SWITZER v. STATE

Supreme Court of Tennessee (1964)

Facts

Issue

Holding — Burnett, C.J.

Rule

Reasoning

Deep Dive: How the Court Reached Its Decision

Court's Duty to Forward Payments

The court reasoned that the defendant, as the president of the air conditioning company, had a clear contractual obligation to forward customer payments, such as the check from Ricci, directly to the finance company, ABCC. This obligation created a fiduciary duty, which meant that the defendant was entrusted with another party's property while in his control. The jury could infer that the defendant acted knowingly in directing the deposit of the check into his company's account, despite the fact that the bookkeeper may have prepared the deposit slip. The defendant's position of authority within the company played a significant role in establishing this inference, as he had control over the company’s financial operations and signed all company checks. Therefore, the court found that there was sufficient evidence for the jury to conclude that the defendant had converted the payment to his own use, breaching his fiduciary duty in the process.

Intent to Repay Does Not Exempt from Liability

The court emphasized that the defendant's intent to use the funds for business expenses or his claim that he intended to repay the money did not constitute a valid defense against the charge of fraudulent breach of trust. Citing precedent, the court noted that good faith or honest intent at the time of misappropriation is irrelevant in determining liability under the statute. The court referred to previous cases which established that a defendant could still be found guilty even if they intended to repay the funds at a later time, reinforcing the notion that the act of conversion itself was sufficient to warrant prosecution. This principle underscored the seriousness of the breach of trust and the importance of adhering to fiduciary responsibilities, regardless of the defendant's subjective intentions.

Fiduciary Relationship Established by Contract

The court highlighted that the contract between the defendant's company and ABCC explicitly required that any payments received from customers be forwarded to ABCC promptly. This contractual requirement formed the basis of the fiduciary relationship between the parties, clearly distinguishing the defendant's responsibilities. The defendant's assertion that the relationship had been modified to a simple debtor-creditor dynamic was rejected by the court, as there was no credible evidence to support this claim. Testimony from ABCC representatives indicated that they had not authorized the defendant to use the payments in this manner, thereby affirming the original fiduciary obligations. Thus, the court concluded that the lack of authorization for the use of funds further solidified the defendant's breach of trust.

Nature of the Statutes: Embezzlement vs. Fraudulent Breach of Trust

The court clarified the distinctions between the embezzlement statute and the fraudulent breach of trust statute, noting that the latter is broader and encompasses a wider range of wrongful acts.

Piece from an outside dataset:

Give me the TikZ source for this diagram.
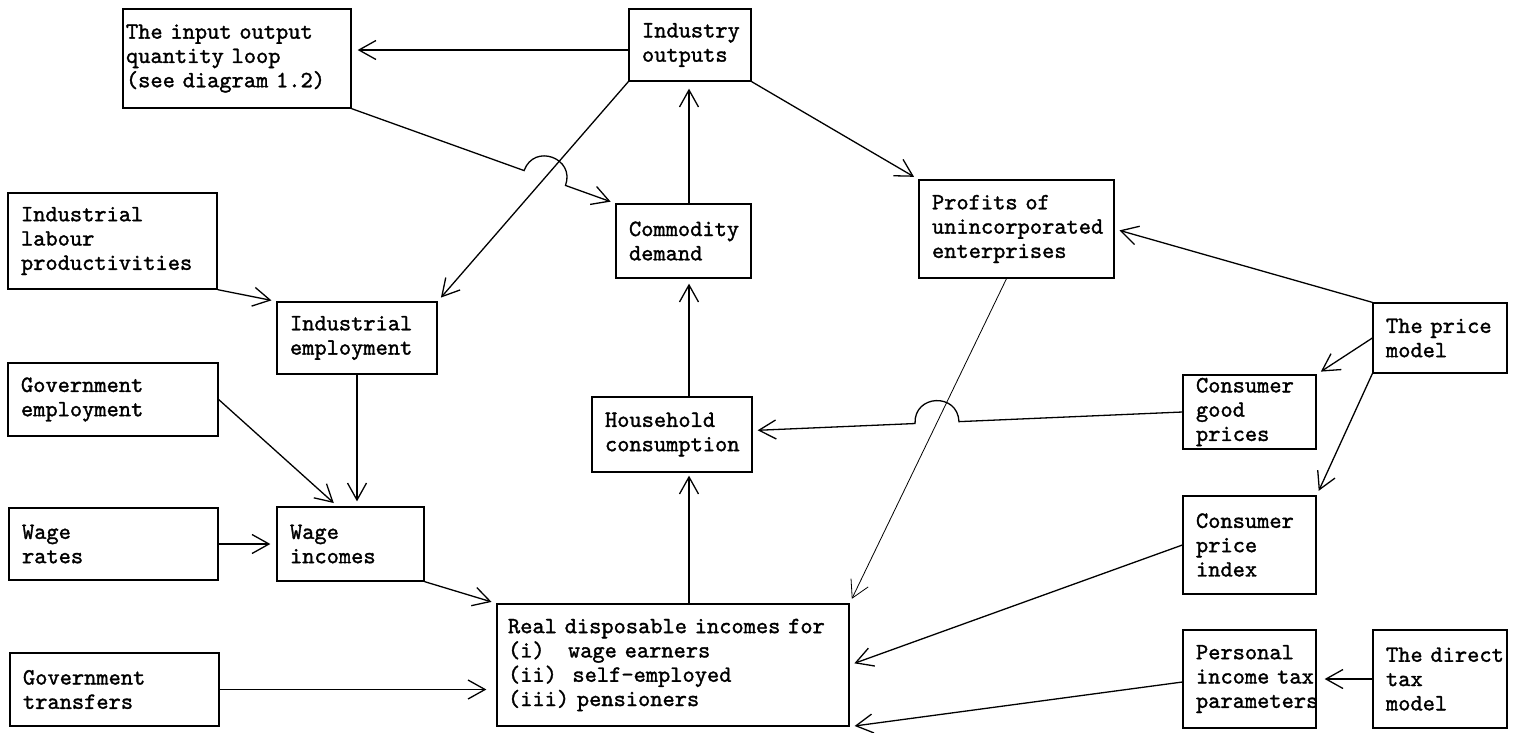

The defendant argued that if any crime was committed, it should be classified as embezzlement, but the court found that he did not fall within the categories specified by the embezzlement statute. The court cited previous rulings that affirmed the applicability of the fraudulent breach of trust statute to individuals in the defendant's position, similar to independent contractors who are bound by contractual obligations. In this case, the defendant's actions of converting the check fell squarely within the framework of the fraudulent breach of trust statute, as he was contractually bound to deliver the funds to ABCC.

Sufficiency of Evidence and Venue

The court determined that the evidence presented at trial was sufficient to support the jury's verdict, rejecting the defendant’s claims that the evidence preponderated in favor of his innocence. The testimony clearly established that the defendant was aware of the deposits made into the company account and that these funds were misappropriated for other business expenses. Additionally, the court upheld the venue of the trial, confirming that the offense occurred in Shelby County where both the defendant and the customer were engaged in business operations. The court noted that venue may be established through circumstantial evidence, and in this case, both the receipt of the check and its subsequent deposit in a local bank supported the determination of proper venue. Thus, the court affirmed the conviction, finding no reversible errors in the trial proceedings.